I managed to get the Kitchen 1 working..it took a while of trial and error. I dont have a multimeter so had to manually try each wire to find the live one from the switch. Downstairs i have lounge, hall, kitchen and garage.

at the minute the lights that work are the lounge, hall and Kitchen 1.

Now the kitchen 2 i have tried all three black wires and none of them seem to work. there was a point where the kitchen 2 came on and the kitchen 1didnt no idea what i did. I also had another scenario where the kitchen 1 and kitchen 2 and garage light blinked continually. Hall and lounge lights where fine.

At the minute kitchen 2 light fixing is hanging from the ceiling. If i remove it is there a way i can test the setup by making sure certain wires touch each other? For example If kitchen 1 is fitted correctly and i make sure where kitchen 2 fixing would be...all of the 3 red wires are touching each other then make sure all three black are touching, should that mean my garage lights should work? Im sure i have done this but it didnt work

Sorry if some of that doesnt make sense
 
Some pics may or not help. No point asking if you took some pics before you dismantled it.
 
What wires have you got IN TOTAL at each light.

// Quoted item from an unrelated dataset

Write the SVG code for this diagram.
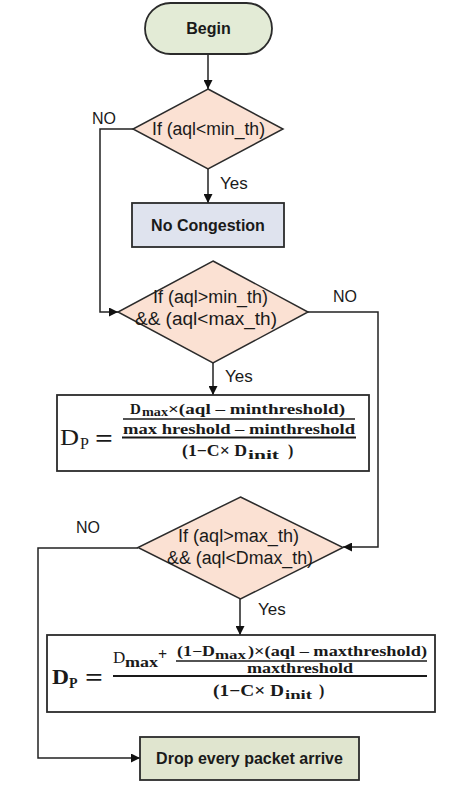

It sounds like 3 red and 3 black…. Not including the earths. (These should sleeved in green/yellow and be connected to the fitting if metal)

3 reds should be permanent live that is looped between all your lighting points. These will not be connected to the light itself.

3 blacks… 2 of them should be looped neutral, the other one a switched live from the switch. Should be marked with red tape or sleeving. These go to L and N of the fitting

Get these wrong, and you end up with live and neutral across a switch, and will go bang if operated… do it too many times and you’ll damage the switch, or the circuit breaker.